== GIVEN PROBLEM ==
Copy the first line of the material below and every later line through the line containing "var width = 706, height = 397;", without any other output.

== GIVEN INFORMATION ==
◇ ◇ ◇ ◇ ◇

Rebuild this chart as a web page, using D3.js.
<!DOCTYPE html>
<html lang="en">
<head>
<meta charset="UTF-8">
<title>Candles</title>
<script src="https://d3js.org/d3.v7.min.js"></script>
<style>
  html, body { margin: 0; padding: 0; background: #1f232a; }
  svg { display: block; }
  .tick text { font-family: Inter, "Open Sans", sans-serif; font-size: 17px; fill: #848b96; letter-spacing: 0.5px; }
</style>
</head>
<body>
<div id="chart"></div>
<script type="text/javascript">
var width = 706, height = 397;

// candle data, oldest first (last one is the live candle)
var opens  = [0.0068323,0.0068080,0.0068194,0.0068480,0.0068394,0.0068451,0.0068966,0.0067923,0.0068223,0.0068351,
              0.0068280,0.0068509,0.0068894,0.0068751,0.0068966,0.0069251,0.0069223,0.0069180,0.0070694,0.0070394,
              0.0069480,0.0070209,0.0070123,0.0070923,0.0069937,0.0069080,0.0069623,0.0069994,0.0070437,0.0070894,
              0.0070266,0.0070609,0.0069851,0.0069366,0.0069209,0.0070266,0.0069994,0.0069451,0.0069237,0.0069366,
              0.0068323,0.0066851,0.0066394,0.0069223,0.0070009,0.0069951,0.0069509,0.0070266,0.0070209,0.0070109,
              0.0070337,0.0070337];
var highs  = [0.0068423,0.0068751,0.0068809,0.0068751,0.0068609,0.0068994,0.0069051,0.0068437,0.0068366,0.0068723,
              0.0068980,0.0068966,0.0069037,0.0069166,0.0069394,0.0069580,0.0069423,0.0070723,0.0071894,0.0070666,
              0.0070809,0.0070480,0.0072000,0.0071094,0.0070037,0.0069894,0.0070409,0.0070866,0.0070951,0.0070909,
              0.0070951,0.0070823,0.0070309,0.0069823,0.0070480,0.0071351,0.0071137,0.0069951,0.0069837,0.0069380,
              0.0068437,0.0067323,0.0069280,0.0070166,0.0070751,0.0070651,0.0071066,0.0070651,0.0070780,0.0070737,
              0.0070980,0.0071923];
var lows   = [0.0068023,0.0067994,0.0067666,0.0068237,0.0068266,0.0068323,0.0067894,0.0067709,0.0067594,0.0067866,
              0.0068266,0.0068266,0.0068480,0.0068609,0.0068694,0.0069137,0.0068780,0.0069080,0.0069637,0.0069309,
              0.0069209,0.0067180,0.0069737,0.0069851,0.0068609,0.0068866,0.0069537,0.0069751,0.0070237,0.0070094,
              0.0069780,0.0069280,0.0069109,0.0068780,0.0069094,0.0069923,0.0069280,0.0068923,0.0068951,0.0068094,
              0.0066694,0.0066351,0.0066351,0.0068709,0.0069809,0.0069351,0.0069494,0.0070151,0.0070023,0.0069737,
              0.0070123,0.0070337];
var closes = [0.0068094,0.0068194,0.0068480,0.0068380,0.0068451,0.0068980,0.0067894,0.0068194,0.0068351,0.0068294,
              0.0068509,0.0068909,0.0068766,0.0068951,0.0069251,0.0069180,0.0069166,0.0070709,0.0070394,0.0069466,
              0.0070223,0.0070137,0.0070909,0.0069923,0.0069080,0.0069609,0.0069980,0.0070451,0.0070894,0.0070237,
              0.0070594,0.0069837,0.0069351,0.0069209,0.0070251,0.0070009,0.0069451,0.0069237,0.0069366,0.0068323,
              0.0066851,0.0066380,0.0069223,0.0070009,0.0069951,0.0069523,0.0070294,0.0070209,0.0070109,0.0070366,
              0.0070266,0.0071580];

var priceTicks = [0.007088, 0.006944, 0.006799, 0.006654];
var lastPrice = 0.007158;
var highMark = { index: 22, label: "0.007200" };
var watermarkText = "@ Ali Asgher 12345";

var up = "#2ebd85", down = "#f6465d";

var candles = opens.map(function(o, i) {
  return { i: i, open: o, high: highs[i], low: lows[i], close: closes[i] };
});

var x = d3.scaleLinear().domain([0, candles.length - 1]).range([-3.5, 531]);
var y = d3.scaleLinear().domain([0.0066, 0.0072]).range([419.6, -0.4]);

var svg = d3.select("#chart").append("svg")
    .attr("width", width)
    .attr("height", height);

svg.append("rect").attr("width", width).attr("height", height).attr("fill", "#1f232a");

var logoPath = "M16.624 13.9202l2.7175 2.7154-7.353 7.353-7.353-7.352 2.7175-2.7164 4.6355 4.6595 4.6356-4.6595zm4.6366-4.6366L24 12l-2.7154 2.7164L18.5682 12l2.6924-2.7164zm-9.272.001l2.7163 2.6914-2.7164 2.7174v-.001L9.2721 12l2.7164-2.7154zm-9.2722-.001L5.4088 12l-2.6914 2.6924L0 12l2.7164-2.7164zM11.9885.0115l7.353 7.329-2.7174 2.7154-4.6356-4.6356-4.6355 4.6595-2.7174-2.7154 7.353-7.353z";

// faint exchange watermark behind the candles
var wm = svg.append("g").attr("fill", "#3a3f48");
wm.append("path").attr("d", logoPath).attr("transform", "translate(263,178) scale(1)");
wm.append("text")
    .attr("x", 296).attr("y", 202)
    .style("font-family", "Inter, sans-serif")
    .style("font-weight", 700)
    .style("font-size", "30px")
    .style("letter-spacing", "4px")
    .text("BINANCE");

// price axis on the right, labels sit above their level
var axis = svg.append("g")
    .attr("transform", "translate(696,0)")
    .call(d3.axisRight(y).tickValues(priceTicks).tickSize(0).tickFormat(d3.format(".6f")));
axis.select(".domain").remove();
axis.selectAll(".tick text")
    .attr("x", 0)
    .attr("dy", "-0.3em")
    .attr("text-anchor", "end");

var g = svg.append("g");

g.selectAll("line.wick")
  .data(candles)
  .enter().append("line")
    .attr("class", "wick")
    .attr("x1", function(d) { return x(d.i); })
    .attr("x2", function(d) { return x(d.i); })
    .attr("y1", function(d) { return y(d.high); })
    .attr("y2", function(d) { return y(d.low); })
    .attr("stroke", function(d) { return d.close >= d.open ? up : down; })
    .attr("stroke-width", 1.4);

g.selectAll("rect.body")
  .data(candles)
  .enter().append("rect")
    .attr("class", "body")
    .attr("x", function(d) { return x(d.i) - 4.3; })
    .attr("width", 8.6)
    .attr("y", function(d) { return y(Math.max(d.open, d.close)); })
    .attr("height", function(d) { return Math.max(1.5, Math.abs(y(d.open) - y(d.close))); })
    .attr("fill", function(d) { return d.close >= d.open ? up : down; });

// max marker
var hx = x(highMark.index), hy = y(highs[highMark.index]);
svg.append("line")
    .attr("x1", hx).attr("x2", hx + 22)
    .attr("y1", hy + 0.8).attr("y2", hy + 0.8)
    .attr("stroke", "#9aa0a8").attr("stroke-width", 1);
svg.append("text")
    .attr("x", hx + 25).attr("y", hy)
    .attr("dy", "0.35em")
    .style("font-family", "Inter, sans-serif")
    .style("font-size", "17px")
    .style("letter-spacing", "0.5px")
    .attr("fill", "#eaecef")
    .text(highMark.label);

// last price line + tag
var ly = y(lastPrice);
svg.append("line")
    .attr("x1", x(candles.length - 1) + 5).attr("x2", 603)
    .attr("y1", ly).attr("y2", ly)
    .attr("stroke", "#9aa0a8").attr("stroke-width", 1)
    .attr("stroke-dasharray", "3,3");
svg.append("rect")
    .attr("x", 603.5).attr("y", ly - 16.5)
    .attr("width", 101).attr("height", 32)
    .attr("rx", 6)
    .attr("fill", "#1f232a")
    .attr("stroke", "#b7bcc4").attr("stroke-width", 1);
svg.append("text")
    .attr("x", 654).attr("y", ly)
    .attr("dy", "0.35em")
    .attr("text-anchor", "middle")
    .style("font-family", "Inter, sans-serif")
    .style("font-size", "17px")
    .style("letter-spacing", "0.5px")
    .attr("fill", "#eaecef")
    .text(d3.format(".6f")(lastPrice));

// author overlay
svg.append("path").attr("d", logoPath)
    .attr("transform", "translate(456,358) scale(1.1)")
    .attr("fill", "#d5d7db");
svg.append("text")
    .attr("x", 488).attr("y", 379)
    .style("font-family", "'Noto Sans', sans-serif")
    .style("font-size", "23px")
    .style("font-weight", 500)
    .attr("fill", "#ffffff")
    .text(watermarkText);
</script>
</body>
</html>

◇ ◇ ◇ ◇ ◇

== RESPONSE BELOW ==
Rebuild this chart as a web page, using D3.js.
<!DOCTYPE html>
<html lang="en">
<head>
<meta charset="UTF-8">
<title>Candles</title>
<script src="https://d3js.org/d3.v7.min.js"></script>
<style>
  html, body { margin: 0; padding: 0; background: #1f232a; }
  svg { display: block; }
  .tick text { font-family: Inter, "Open Sans", sans-serif; font-size: 17px; fill: #848b96; letter-spacing: 0.5px; }
</style>
</head>
<body>
<div id="chart"></div>
<script type="text/javascript">
var width = 706, height = 397;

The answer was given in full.